Write out the material again word for word, dropping any images it holds.

Start of Collected material

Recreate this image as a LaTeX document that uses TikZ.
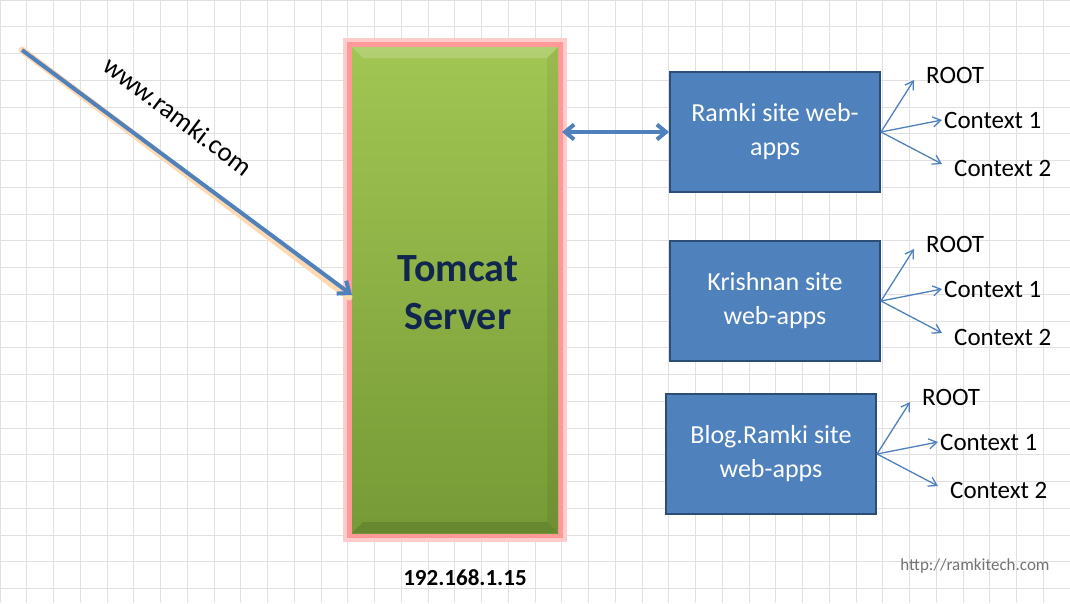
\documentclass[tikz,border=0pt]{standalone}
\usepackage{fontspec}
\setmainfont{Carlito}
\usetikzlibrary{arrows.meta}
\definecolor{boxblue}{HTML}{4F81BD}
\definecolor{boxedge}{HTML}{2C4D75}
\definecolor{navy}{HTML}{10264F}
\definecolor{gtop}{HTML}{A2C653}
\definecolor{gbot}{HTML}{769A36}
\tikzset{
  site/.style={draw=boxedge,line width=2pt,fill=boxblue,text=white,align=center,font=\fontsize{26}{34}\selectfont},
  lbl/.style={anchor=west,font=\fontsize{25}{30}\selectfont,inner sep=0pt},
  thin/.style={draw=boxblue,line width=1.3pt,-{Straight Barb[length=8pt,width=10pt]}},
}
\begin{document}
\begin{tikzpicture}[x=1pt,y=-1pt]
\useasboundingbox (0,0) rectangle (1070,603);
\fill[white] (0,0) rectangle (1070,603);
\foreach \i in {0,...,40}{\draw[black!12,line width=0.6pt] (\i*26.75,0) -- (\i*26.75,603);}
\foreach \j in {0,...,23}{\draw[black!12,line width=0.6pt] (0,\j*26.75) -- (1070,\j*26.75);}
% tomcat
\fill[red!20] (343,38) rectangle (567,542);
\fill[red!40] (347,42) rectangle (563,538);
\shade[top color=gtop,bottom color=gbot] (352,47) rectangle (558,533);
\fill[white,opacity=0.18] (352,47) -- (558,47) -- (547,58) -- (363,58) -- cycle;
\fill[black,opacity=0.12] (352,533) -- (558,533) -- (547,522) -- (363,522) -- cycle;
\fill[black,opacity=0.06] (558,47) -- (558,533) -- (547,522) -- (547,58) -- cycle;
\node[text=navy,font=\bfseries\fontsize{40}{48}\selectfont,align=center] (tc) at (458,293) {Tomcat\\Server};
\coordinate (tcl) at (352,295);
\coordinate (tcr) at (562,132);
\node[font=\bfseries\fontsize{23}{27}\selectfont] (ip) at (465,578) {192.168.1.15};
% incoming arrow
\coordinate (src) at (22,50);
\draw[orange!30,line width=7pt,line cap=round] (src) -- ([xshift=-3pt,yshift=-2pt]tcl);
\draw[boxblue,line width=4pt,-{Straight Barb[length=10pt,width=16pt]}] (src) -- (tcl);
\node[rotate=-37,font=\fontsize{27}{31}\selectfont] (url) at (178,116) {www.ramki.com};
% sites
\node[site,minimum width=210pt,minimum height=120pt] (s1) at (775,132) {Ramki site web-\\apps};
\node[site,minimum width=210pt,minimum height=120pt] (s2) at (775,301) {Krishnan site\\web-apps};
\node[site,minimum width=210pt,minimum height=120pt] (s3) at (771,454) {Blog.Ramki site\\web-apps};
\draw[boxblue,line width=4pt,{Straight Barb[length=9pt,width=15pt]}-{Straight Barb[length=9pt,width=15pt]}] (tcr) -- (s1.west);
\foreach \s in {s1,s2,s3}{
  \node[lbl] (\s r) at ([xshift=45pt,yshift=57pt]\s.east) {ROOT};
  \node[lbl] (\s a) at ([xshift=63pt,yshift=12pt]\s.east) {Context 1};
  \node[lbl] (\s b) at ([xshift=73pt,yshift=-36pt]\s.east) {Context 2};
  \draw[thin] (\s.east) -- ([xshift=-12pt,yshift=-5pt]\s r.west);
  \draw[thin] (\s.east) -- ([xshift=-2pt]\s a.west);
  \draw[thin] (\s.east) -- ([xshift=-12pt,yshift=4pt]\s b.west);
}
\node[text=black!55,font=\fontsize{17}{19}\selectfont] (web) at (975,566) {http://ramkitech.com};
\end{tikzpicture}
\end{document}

End of Collected material

> Problem solution
Recreate this image as a LaTeX document that uses TikZ.
\documentclass[tikz,border=0pt]{standalone}
\usepackage{fontspec}
\setmainfont{Carlito}
\usetikzlibrary{arrows.meta}
\definecolor{boxblue}{HTML}{4F81BD}
\definecolor{boxedge}{HTML}{2C4D75}
\definecolor{navy}{HTML}{10264F}
\definecolor{gtop}{HTML}{A2C653}
\definecolor{gbot}{HTML}{769A36}
\tikzset{
  site/.style={draw=boxedge,line width=2pt,fill=boxblue,text=white,align=center,font=\fontsize{26}{34}\selectfont},
  lbl/.style={anchor=west,font=\fontsize{25}{30}\selectfont,inner sep=0pt},
  thin/.style={draw=boxblue,line width=1.3pt,-{Straight Barb[length=8pt,width=10pt]}},
}
\begin{document}
\begin{tikzpicture}[x=1pt,y=-1pt]
\useasboundingbox (0,0) rectangle (1070,603);
\fill[white] (0,0) rectangle (1070,603);
\foreach \i in {0,...,40}{\draw[black!12,line width=0.6pt] (\i*26.75,0) -- (\i*26.75,603);}
\foreach \j in {0,...,23}{\draw[black!12,line width=0.6pt] (0,\j*26.75) -- (1070,\j*26.75);}
% tomcat
\fill[red!20] (343,38) rectangle (567,542);
\fill[red!40] (347,42) rectangle (563,538);
\shade[top color=gtop,bottom color=gbot] (352,47) rectangle (558,533);
\fill[white,opacity=0.18] (352,47) -- (558,47) -- (547,58) -- (363,58) -- cycle;
\fill[black,opacity=0.12] (352,533) -- (558,533) -- (547,522) -- (363,522) -- cycle;
\fill[black,opacity=0.06] (558,47) -- (558,533) -- (547,522) -- (547,58) -- cycle;
\node[text=navy,font=\bfseries\fontsize{40}{48}\selectfont,align=center] (tc) at (458,293) {Tomcat\\Server};
\coordinate (tcl) at (352,295);
\coordinate (tcr) at (562,132);
\node[font=\bfseries\fontsize{23}{27}\selectfont] (ip) at (465,578) {192.168.1.15};
% incoming arrow
\coordinate (src) at (22,50);
\draw[orange!30,line width=7pt,line cap=round] (src) -- ([xshift=-3pt,yshift=-2pt]tcl);
\draw[boxblue,line width=4pt,-{Straight Barb[length=10pt,width=16pt]}] (src) -- (tcl);
\node[rotate=-37,font=\fontsize{27}{31}\selectfont] (url) at (178,116) {www.ramki.com};
% sites
\node[site,minimum width=210pt,minimum height=120pt] (s1) at (775,132) {Ramki site web-\\apps};
\node[site,minimum width=210pt,minimum height=120pt] (s2) at (775,301) {Krishnan site\\web-apps};
\node[site,minimum width=210pt,minimum height=120pt] (s3) at (771,454) {Blog.Ramki site\\web-apps};
\draw[boxblue,line width=4pt,{Straight Barb[length=9pt,width=15pt]}-{Straight Barb[length=9pt,width=15pt]}] (tcr) -- (s1.west);
\foreach \s in {s1,s2,s3}{
  \node[lbl] (\s r) at ([xshift=45pt,yshift=57pt]\s.east) {ROOT};
  \node[lbl] (\s a) at ([xshift=63pt,yshift=12pt]\s.east) {Context 1};
  \node[lbl] (\s b) at ([xshift=73pt,yshift=-36pt]\s.east) {Context 2};
  \draw[thin] (\s.east) -- ([xshift=-12pt,yshift=-5pt]\s r.west);
  \draw[thin] (\s.east) -- ([xshift=-2pt]\s a.west);
  \draw[thin] (\s.east) -- ([xshift=-12pt,yshift=4pt]\s b.west);
}
\node[text=black!55,font=\fontsize{17}{19}\selectfont] (web) at (975,566) {http://ramkitech.com};
\end{tikzpicture}
\end{document}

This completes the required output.